I’ve had many discussions with Germans about sandwiches. They laugh at our silly floppy British bread. It’s been an uphill struggle to persuade them that it’s just a sandwich-filling delivery-system to keep your fingers clean! I have found a brand of wholemeal for when we really need that fish-finger sandwich hit.

We live in one of the huge asparagus-growing areas. We even have a May asparagus festival. Erkelenz is nearly a thousand years old with some pretty buildings, so it’s a lovely spot to get everyone together in the square. They tend to serve asparagus with Hollandaise sauce and boiled potatoes. Strangely, it’s always sold in pounds rather than grams and kilos. In Frankfurt, where we also go quite often, they serve asparagus with a herby green sauce (Frankfurter Grüne Soße) made with sour cream.

There are many good restaurants here in the Rhinelands. Our favourite local one is a family-run place called Tüschenbroicher Mühle, beside a lake in Wegberg. Starting in November it’s goose season and they basically just serve roast goose. You get a goose between four people, served with potato dumplings, red cabbage, stuffed apple, and gravy. They carve at the table and tell you about the history of the place, which used to be a watermill.

Another restaurant we love is Fuchsbau, meaning burrow, set in the woods. Egon Roney once said it was the best chicken he’d ever eaten. You get half a free-range chicken and chips and salad on the side; simple and delicious. It’s where we always take visitors.

There’s a great food festival here in Erkelenz in September. All the local restaurants take a stand in the town square. The butcher always offers delicious slow-cooked beef cheeks. Seasonal food and locally reared meat are important here.

Barbecuing is very popular. We often have work grills to get everyone together socially. Of course, there will be German sausages. The main types are likely to be Bratwurst and Krakauer, plus the Frankfurter style ones such as Bockwurst. You do get more British-style fresh ones, but they’re longer and fatter. Then there are regional kinds like Weisswurst that are eaten with sweet mustard, particularly in Bavaria. They’ll also do beef neck steaks and pork belly.
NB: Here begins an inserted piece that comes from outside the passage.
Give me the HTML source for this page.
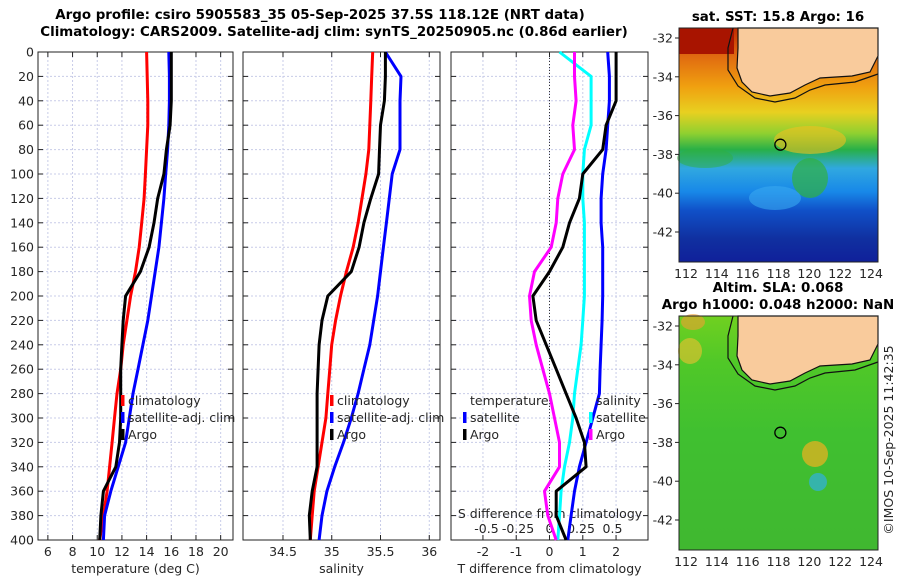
<!DOCTYPE html>
<html><head><meta charset="utf-8"><style>
body{margin:0;background:#fff}
svg{display:block;font-family:"DejaVu Sans","Liberation Sans",sans-serif}
.t{font-size:12.5px;fill:#262626}
.b{font-weight:bold;font-size:13.4px;fill:#000}
</style></head><body>
<svg id="c" width="900" height="580" xmlns="http://www.w3.org/2000/svg">
<text class="b" x="320" y="19" text-anchor="middle">Argo profile: csiro 5905583_35 05-Sep-2025 37.5S 118.12E (NRT data)</text>
<text class="b" x="334" y="36" text-anchor="middle">Climatology: CARS2009. Satellite-adj clim: synTS_20250905.nc (0.86d earlier)</text>
<g id="panels"></g>
<g id="maps"></g>
<text class="t" x="0" y="0" transform="translate(893,440) rotate(-90)" text-anchor="middle">©IMOS 10-Sep-2025 11:42:35</text>
</svg>
<script>
const depths=[0,20,40,60,80,100,120,140,160,180,200,220,240,260,280,300,320,340,360,380,400];
const tClim=[14,14.05,14.1,14.1,14,13.9,13.8,13.6,13.4,13.1,12.7,12.4,12.1,11.9,11.6,11.4,11.2,11,10.8,10.5,10.2];
const tSat=[15.8,15.85,15.85,15.8,15.7,15.55,15.4,15.2,15,14.7,14.4,14.1,13.7,13.3,12.9,12.6,12.3,11.7,11.1,10.6,10.5];
const tArgo=[16,16,16,15.9,15.6,15.4,14.9,14.6,14.2,13.5,12.3,12.1,12,11.9,11.9,11.9,11.8,11.5,10.5,10.3,10.2];
const sClim=[35.42,35.41,35.4,35.39,35.38,35.35,35.31,35.27,35.22,35.15,35.09,35.04,35,34.98,34.96,34.94,34.9,34.86,34.82,34.8,34.78];
const sSat=[35.55,35.71,35.7,35.7,35.7,35.62,35.59,35.56,35.53,35.5,35.47,35.43,35.39,35.33,35.27,35.2,35.12,35.03,34.95,34.9,34.87];
const sArgo=[35.55,35.55,35.54,35.5,35.49,35.48,35.4,35.33,35.28,35.2,34.96,34.9,34.87,34.86,34.85,34.85,34.85,34.85,34.8,34.77,34.78];
const dTsat=[1.75,1.8,1.8,1.75,1.7,1.6,1.55,1.55,1.6,1.6,1.6,1.58,1.55,1.52,1.5,1.3,1.1,0.9,0.75,0.65,0.55];
const dTargo=[2,2,2,1.7,1.6,1.0,0.9,0.6,0.4,0.0,-0.5,-0.4,-0.1,0.2,0.5,0.8,1.05,1.1,0.2,0.2,0.5];
const dSsat=[0.3,1.25,1.25,1.25,1.05,1.0,1.0,1.05,1.05,1.05,1.05,1.0,0.95,0.85,0.75,0.7,0.6,0.45,0.35,0.3,0.25];
const dSargo=[0.75,0.75,0.8,0.7,0.75,0.4,0.25,0.2,0.05,-0.45,-0.6,-0.55,-0.4,-0.2,0.0,0.15,0.3,0.3,-0.15,-0.05,0.2];
const tTicks=[6,8,10,12,14,16,18,20];
const sTicks=[34.5,35,35.5,36];
const dTicks=[-2,-1,0,1,2];
const sdTicks=[-0.5,-0.25,0,0.25,0.5];
const dTickLabels=['-2','-1','0','1','2'];
const sdTickLabels=['-0.5','-0.25','0','0.25','0.5'];
const yTicks=[0,20,40,60,80,100,120,140,160,180,200,220,240,260,280,300,320,340,360,380,400];

const NS='http://www.w3.org/2000/svg';
const top0=52,bot0=540;
function yS(d){return top0+(d/400)*(bot0-top0);}
function mk(tag,attrs,parent){const e=document.createElementNS(NS,tag);for(const k in attrs)e.setAttribute(k,attrs[k]);parent.appendChild(e);return e;}
const P=document.getElementById('panels');
function panel(name,x0,x1,vmin,vmax,ticks,labels,xlabel,showY){
  const g=mk('g',{},P);
  
  
  const xs=v=>x0+(v-vmin)/(vmax-vmin)*(x1-x0);
  yTicks.forEach(d=>{mk('line',{x1:x0,x2:x1,y1:yS(d),y2:yS(d),stroke:'#c8cce8','stroke-width':1,'stroke-dasharray':'2,2'},g);
    mk('line',{x1:x0,x2:x0+5,y1:yS(d),y2:yS(d),stroke:'#222'},g);mk('line',{x1:x1-5,x2:x1,y1:yS(d),y2:yS(d),stroke:'#222'},g);
    if(showY){const t=mk('text',{x:x0-4,y:yS(d)+4.5,'text-anchor':'end',class:'t'},g);t.textContent=d;
      }});
  ticks.forEach((v,i)=>{mk('line',{x1:xs(v),x2:xs(v),y1:top0,y2:bot0,stroke:'#c8cce8','stroke-dasharray':'2,2'},g);
    mk('line',{x1:xs(v),x2:xs(v),y1:bot0-5,y2:bot0,stroke:'#222'},g);mk('line',{x1:xs(v),x2:xs(v),y1:top0,y2:top0+5,stroke:'#222'},g);
    const t=mk('text',{x:xs(v),y:bot0+16,'text-anchor':'middle',class:'t'},g);t.textContent=labels[i];
    });
  mk('rect',{x:x0,y:top0,width:x1-x0,height:bot0-top0,fill:'none',stroke:'#222','stroke-width':1},g);
  const xl=mk('text',{x:(x0+x1)/2,y:bot0+33,'text-anchor':'middle',class:'t'},g);xl.textContent=xlabel;
  
  return {g,xs};
}
function line(p,vals,col,name){
  const d=vals.map((v,i)=>(i?'L':'M')+p.xs(v).toFixed(1)+','+yS(depths[i]).toFixed(1)).join('');
  const e=mk('path',{d:d,fill:'none',stroke:col,'stroke-width':3,'stroke-linejoin':'round'},p.g);
  
  
}
function leg(g,x,y,col,txt,name){
  if(col)mk('rect',{x:x-7,y:y-10,width:3.5,height:11,fill:col},g);
  const t=mk('text',{x:x,y:y,class:'t'},g);t.textContent=txt;
  
  
}
const p1=panel('temperature-panel',38,233,5.2,21,tTicks,tTicks.map(String),'temperature (deg C)',true);
line(p1,tClim,'#f00','temp-climatology-line');line(p1,tSat,'#00f','temp-satellite-line');line(p1,tArgo,'#000','temp-argo-line');
leg(p1.g,128,405,'#f00','climatology','legend-climatology');leg(p1.g,128,422,'#00f','satellite-adj. clim','legend-satellite');leg(p1.g,128,439,'#000','Argo','legend-argo');
const p2=panel('salinity-panel',243,440,34.09,36.11,sTicks,sTicks.map(String),'salinity',false);
line(p2,sClim,'#f00','sal-climatology-line');line(p2,sSat,'#00f','sal-satellite-line');line(p2,sArgo,'#000','sal-argo-line');
leg(p2.g,337,405,'#f00','climatology','legend-climatology');leg(p2.g,337,422,'#00f','satellite-adj. clim','legend-satellite');leg(p2.g,337,439,'#000','Argo','legend-argo');
const p3=panel('difference-panel',451,648,-2.96,2.96,dTicks,dTickLabels,'T difference from climatology',false);
mk('line',{x1:p3.xs(0),x2:p3.xs(0),y1:top0,y2:bot0,stroke:'#333','stroke-dasharray':'1,2'},p3.g);
const sdx=v=>549.5+v*126;
sdTicks.forEach((v,i)=>{const t=mk('text',{x:sdx(v),y:533,'text-anchor':'middle',class:'t'},p3.g);t.textContent=sdTickLabels[i];
  });
const st=mk('text',{x:550,y:518,'text-anchor':'middle',class:'t'},p3.g);st.textContent='S difference from climatology';

line(p3,dSsat,'#0ff','sal-diff-satellite-line');line(p3,dSargo,'#f0f','sal-diff-argo-line');
line(p3,dTsat,'#00f','temp-diff-satellite-line');line(p3,dTargo,'#000','temp-diff-argo-line');
leg(p3.g,470,405,null,'temperature','legend-temperature');leg(p3.g,470,422,'#00f','satellite','legend-temp-satellite');leg(p3.g,470,439,'#000','Argo','legend-temp-argo');
leg(p3.g,596,405,null,'salinity','legend-salinity');leg(p3.g,596,422,'#0ff','satellite','legend-sal-satellite');leg(p3.g,596,439,'#f0f','Argo','legend-sal-argo');

const M=document.getElementById('maps');
const lons=[112,114,116,118,120,122,124];
const lats=[-32,-34,-36,-38,-40,-42];
function map(name,y0,title1,title2,kind){
  const g=mk('g',{},M);
  
  
  const x0=679,x1=878,h=234;
  const lx=v=>686+(v-112)*15.42, ly=v=>y0+10+(-32-v)*19.4;
  const gid='g'+name;
  const defs=mk('defs',{},g);
  const lg=mk('linearGradient',{id:gid,x1:0,y1:0,x2:0,y2:1},defs);
  const stops=kind==='sst'?[[0,'#c02a00'],[0.12,'#e06a10'],[0.25,'#f0a010'],[0.36,'#e8d020'],[0.45,'#90d030'],[0.52,'#28b048'],[0.6,'#30a8e0'],[0.7,'#1888e8'],[0.78,'#1050c8'],[0.9,'#1030a0'],[1,'#10209a']]
    :[[0,'#70d020'],[0.2,'#50c828'],[0.5,'#40c030'],[1,'#40b830']];
  stops.forEach(s=>mk('stop',{offset:s[0],'stop-color':s[1]},lg));
  mk('rect',{x:x0,y:y0,width:x1-x0,height:h,fill:'url(#'+gid+')'},g);
  if(kind==='sst'){
    mk('rect',{x:x0,y:y0,width:55,height:26,fill:'#a81400'},g);
    mk('ellipse',{cx:810,cy:y0+112,rx:36,ry:14,fill:'#f0c020',opacity:0.6},g);
    mk('ellipse',{cx:810,cy:y0+150,rx:18,ry:20,fill:'#30b040',opacity:0.7},g);
    mk('ellipse',{cx:705,cy:y0+130,rx:28,ry:10,fill:'#30b040',opacity:0.5},g);
    mk('ellipse',{cx:775,cy:y0+170,rx:26,ry:12,fill:'#38a8f0',opacity:0.6},g);
  } else {
    mk('circle',{cx:815,cy:y0+138,r:13,fill:'#f0b020',opacity:0.7},g);
    mk('circle',{cx:818,cy:y0+166,r:9,fill:'#30b0e0',opacity:0.7},g);
    mk('ellipse',{cx:690,cy:y0+35,rx:12,ry:13,fill:'#f0c030',opacity:0.6},g);
    mk('ellipse',{cx:693,cy:y0+6,rx:12,ry:8,fill:'#f0a030',opacity:0.6},g);
  }
  const land='M738,0 L878,0 L878,28 L870,44 L852,48 L820,50 L805,57 L790,65 L770,68 L752,64 L742,54 L737,40 L738,20 Z';
  mk('path',{d:land,fill:'#f9cb9c',stroke:'#111','stroke-width':1.2,transform:'translate(0,'+y0+')'},g);
  mk('path',{d:'M733,0 L728,20 L728,42 L738,58 L755,70 L775,74 L795,70 L810,62 L825,57 L855,54 L878,46',fill:'none',stroke:'#111','stroke-width':1.2,transform:'translate(0,'+y0+')'},g);
  const c=mk('circle',{cx:lx(118.12),cy:ly(-37.5),r:5.5,fill:'none',stroke:'#000','stroke-width':1.3},g);
  
  mk('rect',{x:x0,y:y0,width:x1-x0,height:h,fill:'none',stroke:'#222'},g);
  lats.forEach(v=>{mk('line',{x1:x0-4,x2:x0,y1:ly(v),y2:ly(v),stroke:'#222'},g);
    const t=mk('text',{x:x0-6,y:ly(v)+4.5,'text-anchor':'end',class:'t'},g);t.textContent=v;
    });
  lons.forEach(v=>{const t=mk('text',{x:lx(v),y:y0+h+16,'text-anchor':'middle',class:'t'},g);t.textContent=v;
    });
  const t1=mk('text',{x:778,y:y0-(title2?24:7),'text-anchor':'middle',class:'b'},g);t1.textContent=title1;
  
  if(title2){const t2=mk('text',{x:778,y:y0-7,'text-anchor':'middle',class:'b'},g);t2.textContent=title2;
    }
}
map('sst-map',28,'sat. SST: 15.8 Argo: 16',null,'sst');
map('sla-map',316,'Altim. SLA: 0.068','Argo h1000: 0.048 h2000: NaN','sla');
</script>
</body></html>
I’m very lucky to have a chef for a husband. He nearly always cooks. If our girls are here we’ll have traditional German food with the likes of eggs, cream, spinach and potatoes. We might make Käsespätzle, which is fat noodles squeezed through a potato ricer into water and then fried with onions plus grated cheese. It’s great comfort food.

I love Korean food. I worked for LG for a long time, which is a Korean company, and I really got into it then because they eat it all the time. During lockdown, I watched a lot of videos of a Korean cook, Maangchi. We gave it a go and bibimpap became one of our go-to meals.
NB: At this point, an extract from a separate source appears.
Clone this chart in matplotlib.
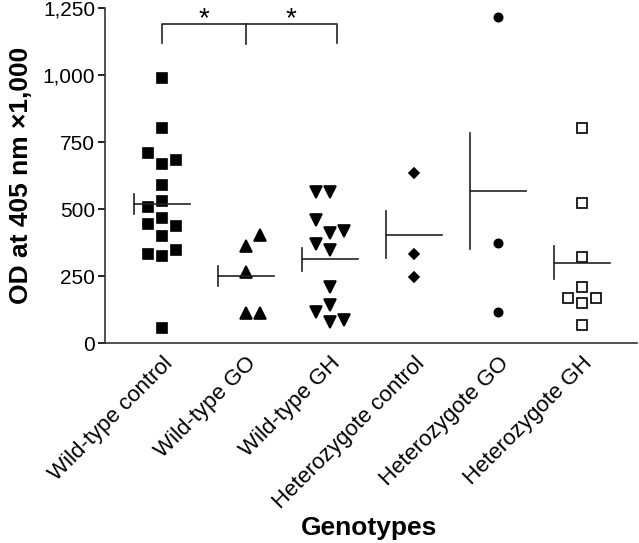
import numpy as np
import matplotlib
matplotlib.use("Agg")
import matplotlib.pyplot as plt

plt.rcParams['font.family'] = ['Liberation Sans', 'DejaVu Sans']

groups = ["Wild-type control", "Wild-type GO", "Wild-type GH",
          "Heterozygote control", "Heterozygote GO", "Heterozygote GH"]

# OD values
wt_control = [989, 802, 709, 683, 668, 590, 530, 507, 466, 444, 437, 399, 347, 332, 325, 56]
wt_control_jit = [0, 0, -1, 1, 0, 0, 0, -1, 0, -1, 1, 0, 1, -1, 0, 0]
wt_go = [403, 362, 265, 112, 112]
wt_go_jit = [1, 0, 0, 0, 1]
wt_gh = [565, 565, 459, 410, 418, 369, 347, 209, 142, 116, 78, 86]
wt_gh_jit = [-1, 0, -1, 0, 1, -1, 0, 0, 0, -1, 0, 1]
het_control = [634, 332, 246]
het_control_jit = [0, 0, 0]
het_go = [1216, 373, 116]
het_go_jit = [0, 0, 0]
het_gh = [802, 522, 321, 209, 168, 149, 168, 67]
het_gh_jit = [0, 0, 0, 0, -1, 0, 1, 0]

# error bar half-lengths
errors = [37, 39, 43, 88, 217, 62]

values = [wt_control, wt_go, wt_gh, het_control, het_go, het_gh]
jitters = [wt_control_jit, wt_go_jit, wt_gh_jit, het_control_jit, het_go_jit, het_gh_jit]
styles = [dict(marker='s', ms=7, mfc='black'),
          dict(marker='^', ms=8.5, mfc='black'),
          dict(marker='v', ms=8.5, mfc='black'),
          dict(marker='D', ms=5, mfc='black'),
          dict(marker='o', ms=6, mfc='black'),
          dict(marker='s', ms=6.5, mfc='white')]

fig = plt.figure(figsize=(6.39, 5.43), dpi=100)
ax = fig.add_axes([0.164, 0.368, 0.833, 0.617])

step = 0.17
half = 0.333
for i, (vals, jit, st) in enumerate(zip(values, jitters, styles)):
    x = i + np.array(jit) * step
    ax.plot(x, vals, linestyle='none', mec='black', mew=1.2, clip_on=False, **st)
    m = np.mean(vals)
    ax.plot([i - half, i + half], [m, m], color='#222222', lw=1.2)
    ax.plot([i - half, i - half], [m - errors[i], m + errors[i]], color='#222222', lw=1.2)

# significance bracket
yb, yt = 1120, 1190
xr = 2.08
ax.plot([0, 0, xr, xr], [yb, yt, yt, yb], color='#222222', lw=1.2, clip_on=False)
ax.plot([1, 1], [yb - 5, yt], color='#222222', lw=1.2, clip_on=False)
for xs in (0.5, (1 + xr) / 2):
    ax.text(xs, 1210, '*', ha='center', va='center', fontsize=20)

ax.set_xlim(-0.68, 5.655)
ax.set_ylim(0, 1250)
ax.set_yticks([0, 250, 500, 750, 1000, 1250])
ax.set_yticklabels(['0', '250', '500', '750', '1,000', '1,250'], fontsize=15)
ax.set_xticks(range(len(groups)))
ax.set_xticklabels(groups, rotation=45, ha='right', va='top', rotation_mode='anchor', fontsize=16)
ax.tick_params(axis='x', length=0, pad=7)
ax.tick_params(axis='y', length=5, width=1.2, pad=2)
for s in ('top', 'right'):
    ax.spines[s].set_visible(False)
for s in ('left', 'bottom'):
    ax.spines[s].set_linewidth(1.2)
    ax.spines[s].set_color('#333333')

ax.set_ylabel('OD at 405 nm \u00d71,000', fontsize=19, fontweight='bold')
ax.yaxis.set_label_coords(-0.135, 0.5)
fig.text(0.578, 0.028, 'Genotypes', ha='center', va='center', fontsize=19, fontweight='bold')

fig.savefig('out.png', dpi=100)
The only food I miss from the UK is fish, chips and mushy peas, which I have every time I go back. I do also crave Marmite and Henderson’s relish. We used to have a British shop, but it went bust as the costs were too high after Brexit. It’s very expensive to send anything now. Us expats have literally stopped sending parcels back home, it’s such a shame.
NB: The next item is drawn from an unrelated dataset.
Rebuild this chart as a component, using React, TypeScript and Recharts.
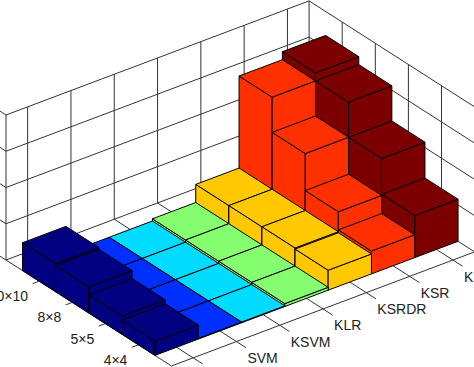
import { ReferenceLine, Scatter, ScatterChart, XAxis, YAxis } from 'recharts'

const WIDTH = 474
const HEIGHT = 367

// the first method's label is cropped off the bottom of the figure, the last one is cut after "K"
const methods = ['', 'SVM', 'KSVM', 'KLR', 'KSRDR', 'KSR', 'K']
const blockSizes = ['10×10', '8×8', '5×5', '4×4']
const zTicks = [0, 10, 20, 30, 40]

const series1 = [7.7, 7.2, 5.0, 3.9]
const series2 = [0.2, 0.2, 0.2, 0.2]
const series3 = [0.2, 0.2, 0.2, 0.2]
const series4 = [0.8, 0.8, 0.8, 0.8]
const series5 = [5.8, 5.8, 5.8, 5.5]
const series6 = [31.2, 21.5, 11.3, 6.3]
const series7 = [33.4, 31.2, 21.5, 11.6]

const allSeries = [series1, series2, series3, series4, series5, series6, series7]
const colors = ['#000080', '#0030ff', '#00dcff', '#85ff70', '#ffc800', '#ff3000', '#7c0000']

// oblique view of the 3d box: screen vector of one unit along each data axis
const origin = { x: 6, y: 260 }
const uStep = { x: 43.3, y: -16.3 }
const vStep = { x: 33.1, y: 21.2 }
const zStep = 3.625

const U_MAX = 7
const V_MAX = 5
const Z_MAX = 40

function project(u: number, v: number, z = 0) {
  return {
    x: origin.x + u * uStep.x + v * vStep.x,
    y: origin.y + u * uStep.y + v * vStep.y - z * zStep,
  }
}

function poly(points: { x: number; y: number }[]) {
  return points.map((p) => `${p.x},${p.y}`).join(' ')
}

function BarBox(props: any) {
  const { cx, cy, payload, fill } = props
  const h = payload.value * zStep
  const a = { x: cx, y: cy - h }
  const b = { x: cx + uStep.x, y: cy + uStep.y - h }
  const c = { x: cx + uStep.x + vStep.x, y: cy + uStep.y + vStep.y - h }
  const d = { x: cx + vStep.x, y: cy + vStep.y - h }
  const down = (p: { x: number; y: number }) => ({ x: p.x, y: p.y + h })
  const style = { fill, stroke: '#000', strokeWidth: 1, strokeLinejoin: 'round' as const }
  return (
    <g>
      <polygon points={poly([a, d, down(d), down(a)])} {...style} />
      <polygon points={poly([d, c, down(c), down(d)])} {...style} />
      <polygon points={poly([a, b, c, d])} {...style} />
    </g>
  )
}

function TickLabel(props: any) {
  const { cx, cy, payload } = props
  return (
    <text
      x={cx + payload.dx}
      y={cy + payload.dy}
      textAnchor={payload.anchor}
      fontFamily="Liberation Sans"
      fontSize={14}
      fill="#222"
    >
      {payload.label}
    </text>
  )
}

const gridSegments: { x: number; y: number }[][] = [
  // back left wall
  ...zTicks.map((z) => [project(0, 0, z), project(U_MAX, 0, z)]),
  ...methods.map((_, i) => [project(i + 0.5, 0), project(i + 0.5, 0, Z_MAX)]),
  [project(0, 0), project(0, 0, Z_MAX)],
  // back right wall
  ...zTicks.map((z) => [project(U_MAX, 0, z), project(U_MAX, V_MAX, z)]),
  ...blockSizes.map((_, i) => [project(U_MAX, i + 1), project(U_MAX, i + 1, Z_MAX)]),
  [project(U_MAX, 0), project(U_MAX, 0, Z_MAX)],
  // floor, with the tick marks running past its edges
  [project(0, 0), project(0, V_MAX)],
  [project(0, V_MAX), project(U_MAX, V_MAX)],
  ...methods.map((_, i) => [project(i + 0.5, 0), project(i + 0.5, V_MAX + 0.29)]),
  ...blockSizes.map((_, i) => [project(-0.15, i + 1), project(U_MAX, i + 1)]),
  // z ticks
  ...zTicks.map((z) => [project(0, -0.18, z), project(0, 0, z)]),
]

const methodLabels = methods
  .map((label, i) => ({ ...project(i + 0.5, V_MAX), label, dx: 11, dy: 21.5, anchor: 'start' }))
  .filter((d) => d.label !== '')

const rowLabels = blockSizes.map((label, i) => ({
  ...project(0, i + 1),
  label,
  dx: -11,
  dy: 20,
  anchor: 'end',
}))

// far method first, back row first, so nearer boxes paint over farther ones
const drawOrder = allSeries.map((values, m) => ({
  m,
  data: values.map((value, r) => ({ ...project(m, r + 0.5), value })),
}))
drawOrder.reverse()

export default function App() {
  return (
    <div style={{ position: 'absolute', left: 0, top: 0, width: WIDTH, height: HEIGHT, overflow: 'hidden' }}>
      <ScatterChart width={WIDTH} height={HEIGHT} margin={{ top: 0, right: 0, bottom: 0, left: 0 }}>
        <XAxis type="number" dataKey="x" domain={[0, WIDTH]} hide allowDataOverflow />
        <YAxis type="number" dataKey="y" domain={[0, HEIGHT]} reversed hide allowDataOverflow width={0} />
        {gridSegments.map((seg, i) => (
          <ReferenceLine
            key={i}
            segment={[seg[0], seg[1]]}
            ifOverflow="visible"
            stroke="#333"
            strokeWidth={1}
          />
        ))}
        {drawOrder.map(({ m, data }) => (
          <Scatter
            key={m}
            data={data}
            fill={colors[m]}
            shape={<BarBox fill={colors[m]} />}
            isAnimationActive={false}
          />
        ))}
        <Scatter data={methodLabels} shape={<TickLabel />} isAnimationActive={false} />
        <Scatter data={rowLabels} shape={<TickLabel />} isAnimationActive={false} />
      </ScatterChart>
    </div>
  )
}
I've always loved football. My granddad used to work at Sheffield Wednesday, so I used to go with him when I was a little girl. We live not far from Borussia Mönchengladbach, known as Gladbach for short, and my husband and I have finally got season tickets after years of waiting. The most common football-watching snack is probably a beer and a pretzel.

People are very proud of their beer here. There’s a beer purity law which dates back to 1516, which dictates that the ingredients for beer must be water, barley malt and hops, and since the 19th century, yeast, too. People do love drinking here – as much as in the UK, but bars and pubs stay open much later so they drink slower.

We also love going to gigs and concerts, particularly rock, but also go to the opera in Düsseldorf, where we’ll drink a glass of Sekt, the German sparkling wine.